La sviolinata a Renzi, però, non è stata
gratuita. Perché sul fronte dei conti pubblici è arrivata qualche
frecciata. Riprendendo le parole del commissario Moscovici
nell’intervista di due giorni fa a «La Stampa», Juncker ha messo in
chiaro che «il Patto di Stabilità funziona» e le sue regole non si
toccano perché offrono già parecchi margini di flessibilità. «Abbiamo
introdotto una clausola per gli investimenti di cui l’Italia è l’unico
beneficiario» e la flessibilità concessa dall’Ue ha permesso a Roma «di
spendere 19 miliardi». Per la serie: andate piano con ulteriori
richieste, abbiamo già dato.
Nessuno sconto sulle regole, dunque.
Esattamente come chiedono gli scandinavi sulle politiche migratorie.

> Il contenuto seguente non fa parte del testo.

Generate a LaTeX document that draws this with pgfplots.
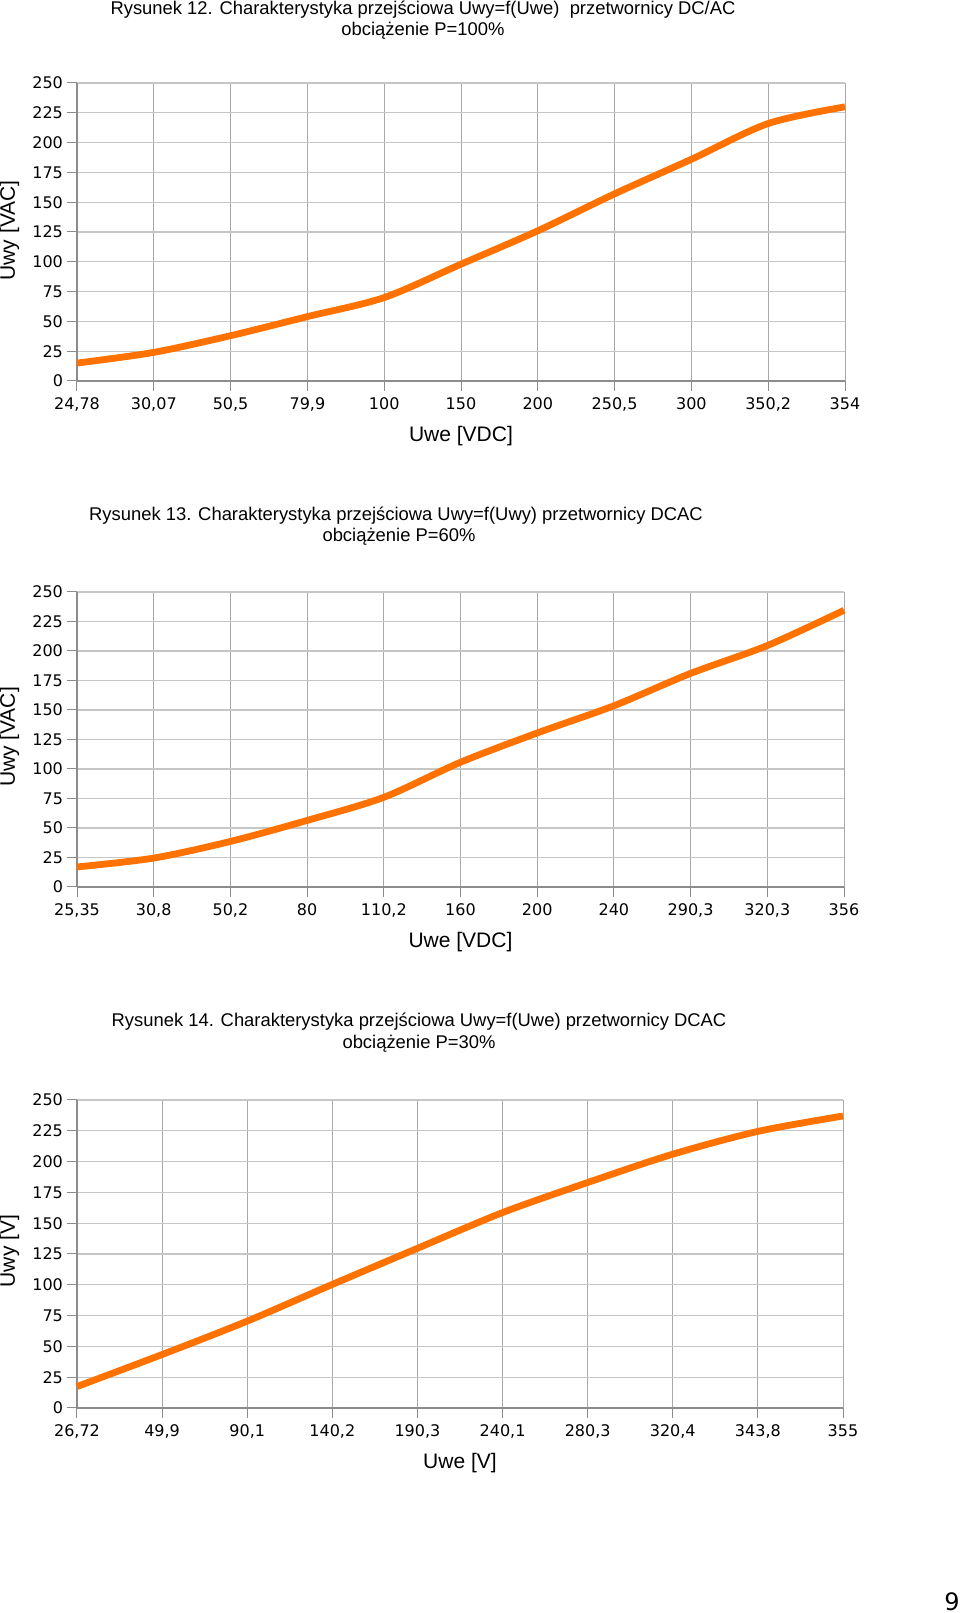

Cinque Paesi del Nord hanno inviato una lettera alla Commissione
chiedendole di prendere provvedimenti contro l’Ungheria per la costante
«violazione delle regole». Danimarca, Svezia, Islanda, Finlandia e
Norvegia vorrebbero rimandare a Budapest tutti quei migranti che, dopo
aver chiesto asilo in Ungheria, sono riusciti ad arrivare nei loro
Paesi. Così prevedono le regole di Dublino, ma Orban non ha alcuna
intenzione di riprenderseli. E per ora la Commissione non ha molta
voglia di intervenire per sbrogliare la matassa. La lettera indirizzata a
Bruxelles è partita due settimane fa e dall’ufficio del commissario
Avramopoulos confermano di averla ricevuta. Dicono anche che
«sicuramente ci sarà una risposta», ma temporeggiano. A Bruxelles sanno
bene che Budapest sta violando le regole, tanto che nelle scorse
settimane erano arrivate pure le lamentele formali di Austria e
Lussemburgo (che vuole l’espulsione di Budapest dalla Ue). Ma il momento
non è dei migliori per le tirate d’orecchie. Il 3 ottobre in Ungheria
si vota per il referendum contro le quote di migranti imposte dalla Ue.

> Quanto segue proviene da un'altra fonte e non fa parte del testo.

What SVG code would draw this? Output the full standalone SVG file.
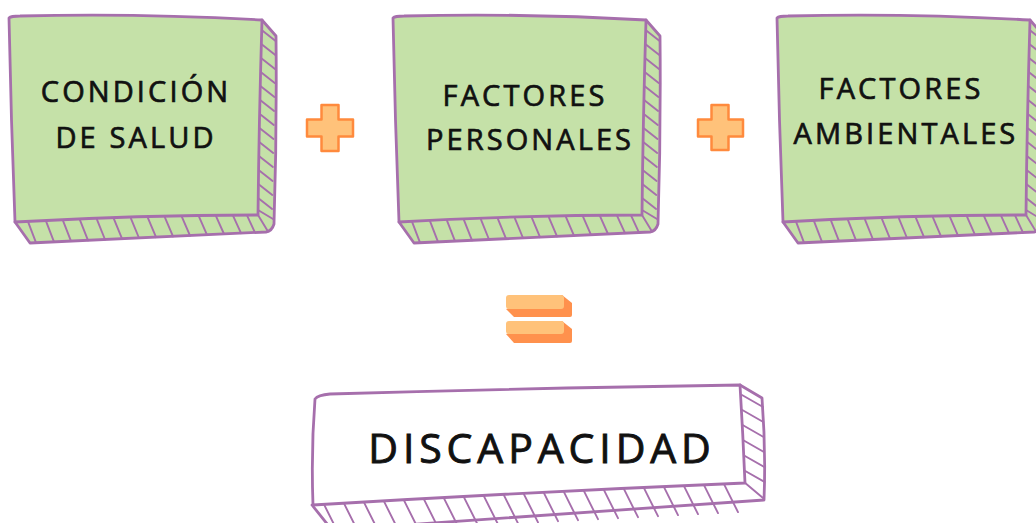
<svg xmlns="http://www.w3.org/2000/svg" xmlns:xlink="http://www.w3.org/1999/xlink" width="1036" height="523" viewBox="0 0 1036 523">
<style>
.edge{stroke:#A66FAC;stroke-width:2.8;stroke-linejoin:round;stroke-linecap:round}
.hatch{fill:none;stroke:#A66FAC;stroke-width:1.9;stroke-linecap:round}
.green{fill:#C5E1A8}
.white{fill:#FFFFFF}
.lbl{font-family:"Open Sans","Noto Sans","Liberation Sans",sans-serif;font-size:29px;font-weight:400;letter-spacing:3.1px;fill:#111111;stroke:#111111;stroke-width:0.7px;text-anchor:middle}
.big{font-family:"Open Sans","Noto Sans","Liberation Sans",sans-serif;font-size:41px;font-weight:400;letter-spacing:4.9px;fill:#111111;stroke:#111111;stroke-width:0.9px;text-anchor:middle}
.op{fill:#FFC27A;stroke:#FF8A3D;stroke-width:2.5;stroke-linejoin:round}
.opf{fill:#FFC27A}
.ops{fill:#FF914D}
</style>
<defs>
<g id="box">
<path class="green edge" d="M262,20 L276,36 Q277,130 274,224 Q272,231 266,232 L30,243 L15,222 Z"/>
<path class="hatch" d="M261.6,30 l14,11 M261.3,44 l14,11 M261,58 l14,11 M260.7,72 l14,11 M260.4,86 l14,11 M260.1,100 l14,11 M259.8,114 l14,11 M259.5,128 l14,11 M259.2,142 l14,11 M258.9,156 l14,11 M258.6,170 l14,11 M258.3,184 l14,11 M258.1,198 l14,11 M258,210 l15,9"/>
<path class="hatch" d="M28,221.6 L36,242.7 M46,221.1 L54,241.9 M63,220.6 L71,241.1 M80,220.1 L88,240.3 M97,219.6 L105,239.5 M114,219.1 L122,238.7 M131,218.7 L139,238 M148,218.2 L156,237.2 M165,217.7 L173,236.4 M182,217.2 L190,235.6 M199,216.7 L207,234.8 M216,216.2 L224,234 M233,215.7 L241,233.2 M247,215.3 L255,232.6"/>
<path class="hatch" d="M258,215 L268,231.5"/>
<path class="green edge" d="M9,18 Q11,16 20,16 Q140,13 262,20 Q259,120 258,215 Q140,215 15,222 Q11,120 9,18 Z"/>
</g>
</defs>
<g id="connectors">
<g id="plus1"><polygon class="op" points="321.5,105 338.5,105 338.5,119.5 353,119.5 353,136.5 338.5,136.5 338.5,151 321.5,151 321.5,136.5 307,136.5 307,119.5 321.5,119.5"/></g>
<g id="plus2"><polygon class="op" points="711.5,105 728.5,105 728.5,119.5 743,119.5 743,136.5 728.5,136.5 728.5,150 711.5,150 711.5,136.5 698,136.5 698,119.5 711.5,119.5"/></g>
<g id="equals">
<path class="ops" d="M562,295 L572,303 L572,315 Q572,317 570,317 L514,317 L506,309 Z"/>
<rect class="opf" x="506" y="295" width="58" height="14" rx="3"/>
<path class="ops" d="M562,321 L572,329 L572,341 Q572,343 570,343 L514,343 L506,334 Z"/>
<rect class="opf" x="506" y="321" width="58" height="13" rx="3"/>
</g>
</g>
<g id="node-condicion">
<use xlink:href="#box"/>
<text class="lbl" x="136" y="102">CONDICIÓN</text>
<text class="lbl" x="136" y="148">DE SALUD</text>
</g>
<g id="node-personales">
<use xlink:href="#box" transform="translate(384,0)"/>
<text class="lbl" x="525" y="106">FACTORES</text>
<text class="lbl" x="530" y="150">PERSONALES</text>
</g>
<g id="node-ambientales">
<use xlink:href="#box" transform="translate(768,0)"/>
<text class="lbl" x="901" y="99">FACTORES</text>
<text class="lbl" x="906" y="144">AMBIENTALES</text>
</g>
<g id="node-discapacidad">
<path class="white edge" d="M740,385 L762,398 Q766,450 764,500 L332,530 L312,505 Z"/>
<path class="hatch" d="M742,395 l21,12 M742.3,410 l21,12 M742.6,425 l21,12 M742.9,440 l21,12 M743.2,455 l21,12 M743.5,470 l21,12 M744,482 l19,16"/>
<path class="hatch" d="M324,504.4 l14,28 M344,503.4 l14,28 M364,502.4 l14,28 M384,501.4 l14,28 M404,500.4 l14,28 M424,499.4 l14,28 M444,498.3 l14,28 M464,497.3 l14,28 M484,496.3 l14,28 M504,495.3 l14,28 M524,494.3 l14,28 M544,493.2 l14,28 M564,492.2 l14,28 M584,491.2 l14,28 M604,490.2 l14,28 M624,489.2 l14,28 M644,488.2 l14,28 M664,487.1 l14,28 M684,486.1 l14,28 M704,485.1 l14,28 M724,484.1 l14,28"/>
<path class="white edge" d="M315,399 Q318,395 330,394 Q540,388 740,385 Q743,435 745,483 Q530,492 313,505 Q311,450 315,399 Z"/>
<text class="big" x="542" y="463">DISCAPACIDAD</text>
</g>
</svg>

Sarà un voto pro o contro l’Europa: a Bruxelles preferiscono non gettare
benzina sul fuoco.
Che il clima non sia dei migliori lo
testimoniano le diplomatiche tra Parigi e Bruxelles. Due poliziotti
belgi sono stati fermati martedì sera a Nieppe, nel nord della Francia,
al volante di un furgone nel quale avevano caricato un gruppo di
migranti siriani ed iracheni, tra cui alcuni minori. Il ministro
dell’Interno di Parigi, Bernard Cazeneuve, ha convocato d’urgenza
l’ambasciatore del Belgio e telefonato all’omologo, Jan Jambon, per
protestare.
Per stemperare i toni in Europa ieri Juncker ha
introdotto una nuova forma di «solidarietà» sulla gestione dei migranti.

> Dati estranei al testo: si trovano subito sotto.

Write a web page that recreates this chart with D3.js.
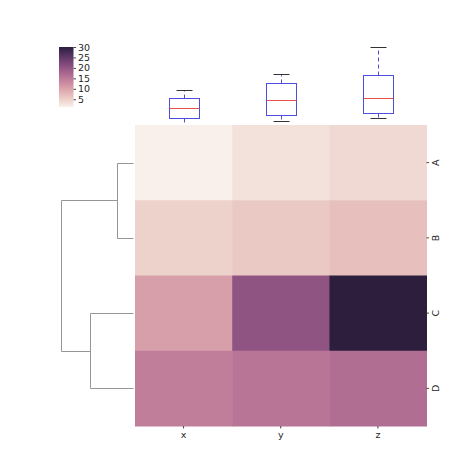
<!DOCTYPE html>
<html>
<head>
<meta charset="utf-8">
<script src="https://cdn.jsdelivr.net/npm/d3@7"></script>
<style>
  body { margin: 0; background: #fff; }
  text { font-family: "DejaVu Sans", sans-serif; fill: #262626; }
</style>
</head>
<body>
<svg id="chart" width="474" height="474"></svg>
<script>
// values
const rows = ['A', 'B', 'C', 'D'];
const cols = ['x', 'y', 'z'];
const colX = [1.3, 4.9, 10.5, 14.4];
const colY = [3.0, 5.8, 20.3, 15.6];
const colZ = [4.0, 6.7, 30.0, 16.5];
const cbarTicks = [5, 10, 15, 20, 25, 30];

const columns = [colX, colY, colZ];
const matrix = rows.map((r, i) => columns.map(c => c[i]));
const allVals = matrix.flat();

const svg = d3.select('#chart');
const snap = v => Math.round(v) + 0.5;

// seaborn-ish cubehelix (light .95, dark .15)
function cubehelix(x) {
  const s = 0, r = 0.4, h = 0.8;
  const a = h * x * (1 - x) / 2;
  const phi = 2 * Math.PI * (s / 3 + r * x);
  const f = (p0, p1) => Math.max(0, Math.min(1, x + a * (p0 * Math.cos(phi) + p1 * Math.sin(phi))));
  return d3.rgb(f(-0.14861, 1.78277) * 255, f(-0.29227, -0.90649) * 255, f(1.97294, 0) * 255);
}
const light = 0.95, dark = 0.15;
const color = d3.scaleSequential(t => cubehelix(light + (dark - light) * t).formatHex())
  .domain(d3.extent(allVals));

// heatmap
const xBand = d3.scaleBand().domain(cols).range([135, 426.5]);
const yBand = d3.scaleBand().domain(rows).range([125, 426]);

// boxplots on top (positions 1..3, xlim .5..3.5)
const bx = d3.scaleLinear().domain([0.5, 3.5]).range([135, 426.5]);
const by = d3.scaleLinear().domain([0, 30]).range([129.2, 47.3]);

const boxG = svg.append('g');
columns.forEach((vals, i) => {
  const s = vals.slice().sort(d3.ascending);
  const q1 = d3.quantile(s, 0.25), med = d3.quantile(s, 0.5), q3 = d3.quantile(s, 0.75);
  const iqr = q3 - q1;
  const lo = d3.min(s.filter(v => v >= q1 - 1.5 * iqr));
  const hi = d3.max(s.filter(v => v <= q3 + 1.5 * iqr));
  const cx = snap(bx(i + 1)), hw = Math.round(bx(1.15) - bx(1)), cw = Math.round(hw / 2);
  const blue = '#4d4de0';
  boxG.append('line').attr('x1', cx).attr('x2', cx).attr('y1', snap(by(q3))).attr('y2', snap(by(hi)))
    .attr('stroke', blue).attr('stroke-dasharray', '4,3');
  boxG.append('line').attr('x1', cx).attr('x2', cx).attr('y1', snap(by(q1))).attr('y2', snap(by(lo)))
    .attr('stroke', blue).attr('stroke-dasharray', '4,3');
  [hi, lo].forEach(v => boxG.append('line')
    .attr('x1', cx - cw).attr('x2', cx + cw).attr('y1', snap(by(v))).attr('y2', snap(by(v)))
    .attr('stroke', '#333'));
  boxG.append('rect').attr('x', cx - hw).attr('width', 2 * hw)
    .attr('y', snap(by(q3))).attr('height', snap(by(q1)) - snap(by(q3)))
    .attr('fill', 'none').attr('stroke', blue);
  boxG.append('line').attr('x1', cx - hw).attr('x2', cx + hw).attr('y1', snap(by(med))).attr('y2', snap(by(med)))
    .attr('stroke', '#e8504c');
});

const heat = svg.append('g');
rows.forEach((r, i) => {
  heat.selectAll(null)
    .data(matrix[i])
    .enter().append('rect')
    .attr('x', (d, j) => xBand(cols[j]))
    .attr('y', yBand(r))
    .attr('width', xBand.bandwidth() + 0.5)
    .attr('height', yBand.bandwidth() + 0.5)
    .attr('fill', d => color(d));
});

// column labels (bottom)
svg.append('g').attr('transform', 'translate(0,426)')
  .call(d3.axisBottom(xBand).tickSize(2.5).tickPadding(3))
  .call(g => g.select('.domain').remove())
  .call(g => g.selectAll('line').attr('stroke', '#444'))
  .call(g => g.selectAll('text').attr('font-size', 9.5));

// row labels (right, rotated)
const ry = svg.append('g').attr('transform', 'translate(426.5,0)')
  .call(d3.axisRight(yBand).tickSize(2.5).tickPadding(3))
  .call(g => g.select('.domain').remove())
  .call(g => g.selectAll('line').attr('stroke', '#444'));
ry.selectAll('text')
  .attr('font-size', 9.5)
  .attr('x', 0)
  .attr('text-anchor', 'middle')
  .attr('transform', 'translate(9.5,0) rotate(-90)')
  .attr('dy', '0.35em');

// row dendrogram, average linkage on euclidean distances
const dist = (a, b) => Math.sqrt(d3.sum(a.map((v, k) => (v - b[k]) ** 2)));
let clusters = rows.map((r, i) => ({ members: [i], y: yBand(r) + yBand.bandwidth() / 2, h: 0 }));
const links = [];
while (clusters.length > 1) {
  let best = null;
  for (let i = 0; i < clusters.length; i++) {
    for (let j = i + 1; j < clusters.length; j++) {
      const d = d3.mean(clusters[i].members.flatMap(a => clusters[j].members.map(b => dist(matrix[a], matrix[b]))));
      if (!best || d < best.d) best = { i, j, d };
    }
  }
  const A = clusters[best.i], B = clusters[best.j];
  links.push({ a: A, b: B, h: best.d });
  const merged = { members: A.members.concat(B.members), y: (A.y + B.y) / 2, h: best.d };
  clusters = clusters.filter((c, k) => k !== best.i && k !== best.j).concat([merged]);
}
const maxH = d3.max(links, l => l.h);
const dx = d3.scaleLinear().domain([0, maxH * 1.05]).range([132.5, 57.2]);
const dend = svg.append('g').attr('fill', 'none').attr('stroke', '#969696').attr('stroke-width', 1);
links.forEach(l => {
  dend.append('path').attr('d',
    `M${snap(dx(l.a.h))},${snap(l.a.y)}H${snap(dx(l.h))}V${snap(l.b.y)}H${snap(dx(l.b.h))}`);
});

// colorbar
const cbY = d3.scaleLinear().domain(color.domain()).range([107, 47]);
const defs = svg.append('defs');
const grad = defs.append('linearGradient').attr('id', 'cbar')
  .attr('x1', 0).attr('y1', 1).attr('x2', 0).attr('y2', 0);
d3.range(0, 1.0001, 0.05).forEach(t => {
  grad.append('stop').attr('offset', t).attr('stop-color', color(color.domain()[0] + t * (color.domain()[1] - color.domain()[0])));
});
svg.append('rect').attr('x', 59).attr('y', 47).attr('width', 14.5).attr('height', 60)
  .attr('fill', 'url(#cbar)');
svg.append('g').attr('transform', 'translate(73.5,0)')
  .call(d3.axisRight(cbY).tickValues(cbarTicks).tickSize(2.5).tickPadding(2))
  .call(g => g.select('.domain').remove())
  .call(g => g.selectAll('line').attr('stroke', '#444'))
  .call(g => g.selectAll('text').attr('font-size', 9.5));
</script>
</body>
</html>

Come è noto, il sistema delle quote non sta funzionando (il piano di
redistribuzione dei 160 mila migranti è fermo a quota 5290) e il rischio
di decretarne a breve il fallimento è altissimo. Per questo il
Presidente ha annunciato che «chi non può accettare i rifugiati, deve
partecipare di più al rafforzamento della protezione delle frontiere
esterne». Una sorta di solidarietà flessibile, “à la carte”, che però
non risponde alle problematiche di un fenomeno in crescita, come
dimostrano i dati diffusi da Eurostat. Nel secondo trimestre del 2016
sono state presentate in Europa 305.700 richieste di asilo, il 6% in più
rispetto a tre mesi precedenti. Si tratta principalmente di siriani,
afghani e iracheni. L’Italia (al secondo posto dopo la Germania) ne ha
registrate 20.700, il 21% in più rispetto al trimestre precedente.